Aponie a écrit :
Je ne suis pas assez savant pour mener plus à fond l'étude des représentations et des jugements sur le suicide, mais il serait bien intéressant d'étudier le rapport des collectivistes au suicide (communistes, utopistes: y a-t-il eu par exemple des tentatives de suicide dans l'histoire du familistère de Guise, et le cas échéant, quelles furent-elles les réactions ?).
Pour reprendre, d'abord, la pensée des collectivistes :
Michel Bakounine, dans
L'Instruction intégrale (in
L'Egalité, N°28-31, juin-juillet 1869), écrit par exemple que la révolte contre les lois naturelles passe par le suicide et affirme aussi que le suicide est un phénomène social (à l'instar 'de l'empoisonnement' et de 'l'homicide de fer') dont la reproduction annuelle ne peut être endiguée que par l'action de l'Etat en matière de changement politique. Pour un auteur comme Etienne Lesourd, qui a annoté les lettres de prison de Bakounine (
Dans les griffes de l'ours, 2010), Bakounine a même envisagé de se suicider à un temps de sa vie.

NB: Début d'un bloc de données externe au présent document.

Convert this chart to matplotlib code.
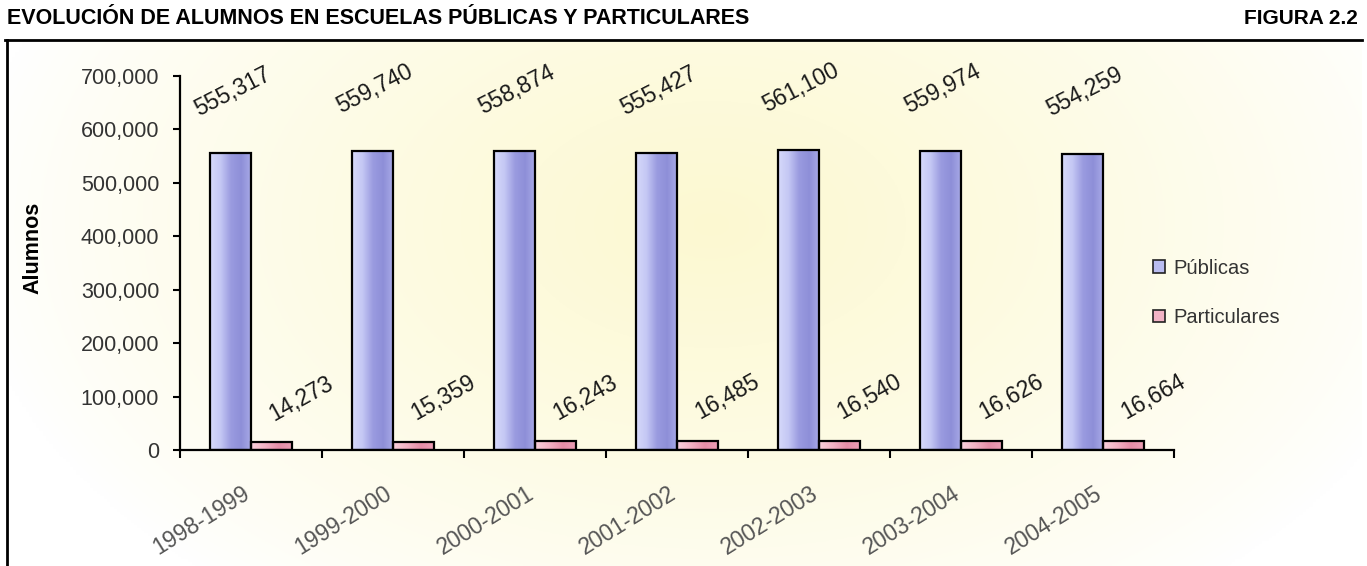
import numpy as np
import matplotlib.pyplot as plt
from matplotlib.colors import LinearSegmentedColormap

plt.rcParams['font.family'] = ['Liberation Sans', 'DejaVu Sans']

# datos
ciclos = ['1998-1999', '1999-2000', '2000-2001', '2001-2002',
          '2002-2003', '2003-2004', '2004-2005']
publicas = [555317, 559740, 558874, 555427, 561100, 559974, 554259]
particulares = [14273, 15359, 16243, 16485, 16540, 16626, 16664]

W, H = 1367, 566
fig = plt.figure(figsize=(W / 100, H / 100), dpi=100)

# fondo degradado (blanco en bordes, crema al centro)
bg = fig.add_axes([7 / W, 0, 1 - 12 / W, 1 - 40 / H], zorder=0)
yy, xx = np.mgrid[0:1:200j, 0:1:400j]
d = np.sqrt(((xx - 0.52) / 0.55) ** 2 + ((yy - 0.65) / 0.9) ** 2)
t = np.clip(1 - d, 0, 1) ** 0.8
col0 = np.array([1.0, 1.0, 1.0])
col1 = np.array([0.99, 0.975, 0.82])
img = col0[None, None, :] * (1 - t[..., None]) + col1[None, None, :] * t[..., None]
bg.imshow(img, aspect='auto', extent=[0, 1, 0, 1], origin='lower')
bg.set_axis_off()

# marco (linea superior e izquierda)
fig.add_artist(plt.Line2D([5 / W, 1362 / W], [1 - 40 / H, 1 - 40 / H],
                          color='black', lw=2, transform=fig.transFigure))
fig.add_artist(plt.Line2D([7 / W, 7 / W], [0, 1 - 40 / H],
                          color='black', lw=2, transform=fig.transFigure))

fig.text(7 / W, 1 - 18 / H, 'EVOLUCIÓN DE ALUMNOS EN ESCUELAS PÚBLICAS Y PARTICULARES',
         fontsize=15.5, fontweight='bold', va='center', ha='left')
fig.text(1358 / W, 1 - 18 / H, 'FIGURA 2.2', fontsize=15, fontweight='bold',
         va='center', ha='right')

ax = fig.add_axes([180 / W, 1 - 450 / H, (1174 - 180) / W, (450 - 76) / H], zorder=1)
ax.set_facecolor('none')

x = np.arange(len(ciclos))
w = 0.29

cmap_pub = LinearSegmentedColormap.from_list(
    'pub', ['#d6d9fa', '#c4c7f4', '#9a9be0', '#8e8fd8', '#a9abe8'])
cmap_par = LinearSegmentedColormap.from_list(
    'par', ['#fad0dc', '#f3b2c4', '#e58ea8', '#ec9fb5'])
grad = np.linspace(0, 1, 100)[None, :]

bars_pub = ax.bar(x - w / 2, publicas, w, color='none', edgecolor='black', lw=1.6, zorder=3)
bars_par = ax.bar(x + w / 2, particulares, w, color='none', edgecolor='black', lw=1.6, zorder=3)

for bars, cmap in ((bars_pub, cmap_pub), (bars_par, cmap_par)):
    for b in bars:
        x0, y0 = b.get_x(), b.get_y()
        im = ax.imshow(grad, cmap=cmap, aspect='auto', zorder=2,
                       extent=[x0, x0 + b.get_width(), y0, y0 + b.get_height()])
        im.set_clip_path(b)

for b, v in zip(bars_pub, publicas):
    ax.annotate(f'{v:,}', (b.get_x() + b.get_width() / 2, v),
                xytext=(2, 62), textcoords='offset pixels',
                ha='center', va='center', rotation=27, fontsize=16.5, color='#1a1a1a')
for b, v in zip(bars_par, particulares):
    ax.annotate(f'{v:,}', (b.get_x() + b.get_width() / 2, v),
                xytext=(30, 44), textcoords='offset pixels',
                ha='center', va='center', rotation=29, fontsize=16.5, color='#1a1a1a')

# etiquetas del eje x
for xi, c in zip(x, ciclos):
    ax.annotate(c, (xi, 0), xytext=(-9, -32), textcoords='offset pixels',
                ha='right', va='top', rotation=32, rotation_mode='anchor',
                fontsize=16.5, color='#555555', annotation_clip=False)

ax.set_xlim(-0.5, len(ciclos) - 0.5)
ax.set_ylim(0, 700000)
ax.set_yticks(np.arange(0, 700001, 100000))
ax.yaxis.set_major_formatter(plt.FuncFormatter(lambda v, p: f'{int(v):,}'))
ax.tick_params(axis='y', labelsize=15.5, labelcolor='#333333', length=5, width=1.5, pad=10)

ax.set_xticks(np.arange(-0.5, len(ciclos), 1))
ax.set_xticklabels([])
ax.tick_params(axis='x', which='major', length=6, width=1.5)

for s in ('top', 'right'):
    ax.spines[s].set_visible(False)
for s in ('left', 'bottom'):
    ax.spines[s].set_linewidth(1.6)

ax.set_ylabel('Alumnos', fontsize=15.5, fontweight='bold')
ax.yaxis.set_label_coords(-0.137, 0.54)

# leyenda
leg = ax.legend([plt.Rectangle((0, 0), 1, 1, fc='#b9bcf0', ec='#222222', lw=1.2),
                 plt.Rectangle((0, 0), 1, 1, fc='#f2b3c5', ec='#222222', lw=1.2)],
                ['Públicas', 'Particulares'], loc='center left',
                bbox_to_anchor=(1135 / W, 1 - 293 / H), bbox_transform=fig.transFigure,
                frameon=False, fontsize=14.5, handlelength=0.6, handleheight=0.6,
                handletextpad=0.4, labelspacing=1.5, labelcolor='#333333')

fig.savefig('out.png', dpi=100)
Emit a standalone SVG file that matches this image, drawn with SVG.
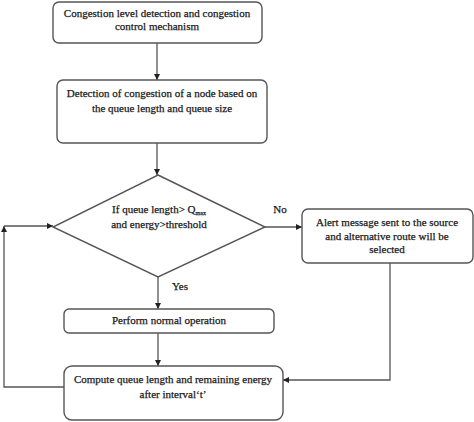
<svg xmlns="http://www.w3.org/2000/svg" width="474" height="422" viewBox="0 0 474 422">
<defs>
<style>
.box{fill:#fff;stroke:#555;stroke-width:1.4}
.t{font-size:11px;fill:#1a1a1a;stroke:#1a1a1a;stroke-width:0.25;text-anchor:middle}
.c{fill:none;stroke:#555;stroke-width:1.3}
</style>
<marker id="ah" viewBox="0 0 10 10" refX="10" refY="5" markerWidth="6" markerHeight="6" orient="auto" markerUnits="userSpaceOnUse">
<path d="M0,0 L10,5 L0,10 z" fill="#222"/>
</marker>
</defs>
<rect width="474" height="422" fill="#fff"/>
<g font-family="'Liberation Serif', 'DejaVu Serif', serif">
<g id="connectors">
<line class="c" x1="157" y1="43" x2="157" y2="80" marker-end="url(#ah)"/>
<line class="c" x1="157" y1="143" x2="157" y2="175" marker-end="url(#ah)"/>
<line class="c" x1="265" y1="227" x2="302" y2="227" marker-end="url(#ah)"/>
<line class="c" x1="158" y1="277" x2="158" y2="309" marker-end="url(#ah)"/>
<line class="c" x1="158" y1="333" x2="158" y2="366" marker-end="url(#ah)"/>
<polyline class="c" points="390,263 390,380 283,380" marker-end="url(#ah)"/>
<polyline class="c" points="64,387 4,387 4,226" marker-end="url(#ah)"/>
<line class="c" x1="4" y1="226" x2="53" y2="226" marker-end="url(#ah)"/>
<text class="t" x="280" y="213">No</text>
<text class="t" x="180" y="290">Yes</text>
</g>
<g id="n1">
<rect class="box" x="53" y="2" width="209" height="41" rx="6"/>
<text class="t" x="157" y="17">Congestion level detection and congestion</text>
<text class="t" x="157" y="30">control mechanism</text>
</g>
<g id="n2">
<rect class="box" x="57" y="80" width="210" height="63" rx="6"/>
<text class="t" x="162" y="97">Detection of congestion of a node based on</text>
<text class="t" x="162" y="112">the queue length and queue size</text>
</g>
<g id="n3">
<polygon class="box" points="158,175 265,227 158,277 53,227"/>
<text class="t" x="159" y="213">If queue length&gt; Q<tspan font-size="6" dy="2">max</tspan></text>
<text class="t" x="159" y="228">and energy&gt;threshold</text>
</g>
<g id="n4">
<rect class="box" x="302" y="209" width="171" height="54" rx="6"/>
<text class="t" x="387" y="226">Alert message sent to the source</text>
<text class="t" x="387" y="240">and alternative route will be</text>
<text class="t" x="387" y="253">selected</text>
</g>
<g id="n5">
<rect class="box" x="64" y="309" width="210" height="24" rx="5"/>
<text class="t" x="169" y="324">Perform normal operation</text>
</g>
<g id="n6">
<rect class="box" x="64" y="366" width="219" height="54" rx="8"/>
<text class="t" x="173" y="383">Compute queue length and remaining energy</text>
<text class="t" x="173" y="398">after interval‘t’</text>
</g>
</g>
</svg>
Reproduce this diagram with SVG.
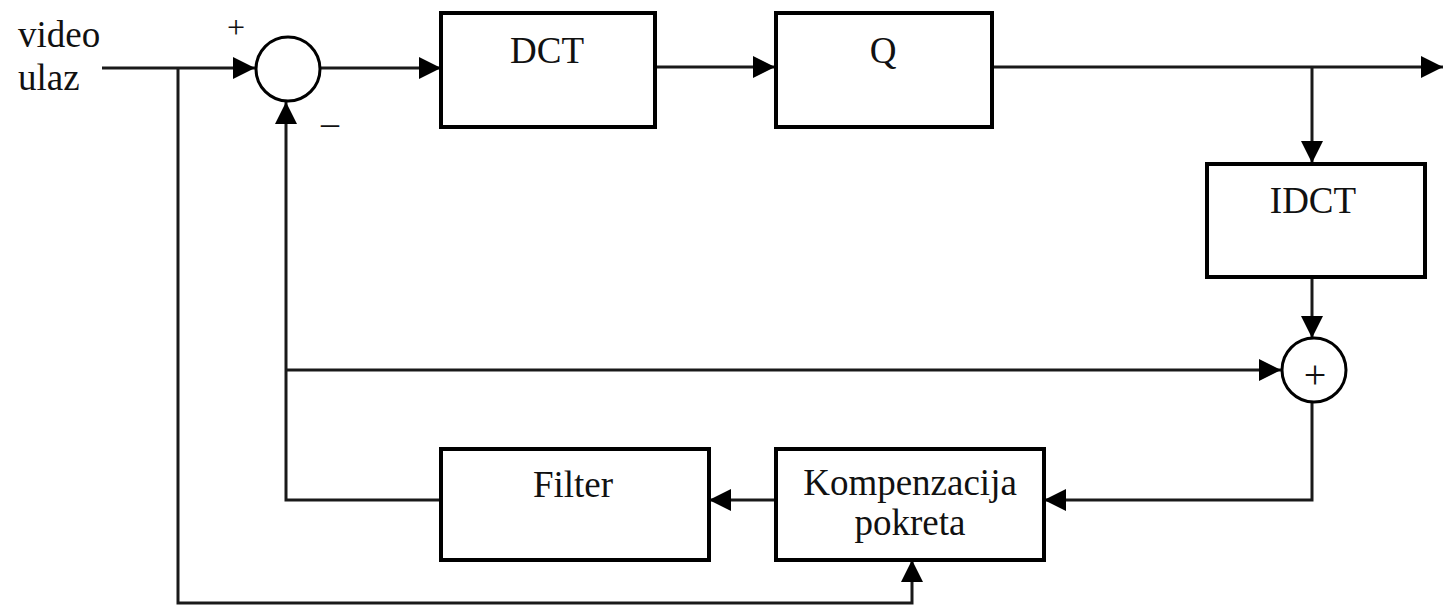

Robert Owen reste dans un schéma plus traditionnel et considère le suicide comme l'un des pêchés modernes.
Charles Fourier a un rapport assez complexe au suicide, peut-être en raison de sa confrontation émotionnelle et personnelle à la question, comme lorsque sa fille Hortense menace de se suicider (voir J. Beecher). Le suicide est un 'mal inévitable' et même une 'nécessité sociale ' (Gatti de Gamond Zoé,
Réalisation d'une commune sociétaire d'après la théorie de Charles Fourier, 1840, p. 57). Fourier écrit encore que le suicide résulte des 'jeux de hasard' (Fourier Charles, Oeuvres complètes, T. V, 1841, Livre II, Section III, p. 93). Nicholas Riasanovsky va même jusqu'à dire que, dans la pensée de Fourier, le suicide toucherait tout homme entrant en contact avec l'autre monde ou avec son existence précédente (Riasanovsky,
The Teaching of Charles Fourier, p. 94).
Saint-Simon, enfin, pensa à se suicider (Reybaud Louis,
Etudes sur les réformateurs contemporains ou socialistes modernes, 1841, p. 58), à l'heure de sa plus profonde misère. Reybaud s'appuie sur les mémoires du penseur et en cite un extrait en note de bas de page à l'appui.
J'attire aussi votre attention sur un ouvrage (que je n'ai pas lu) :
De la manie du suicide et de l’esprit de révolte, de leurs causes et de leurs remèdes (1840) de Claude-Joseph Tissot.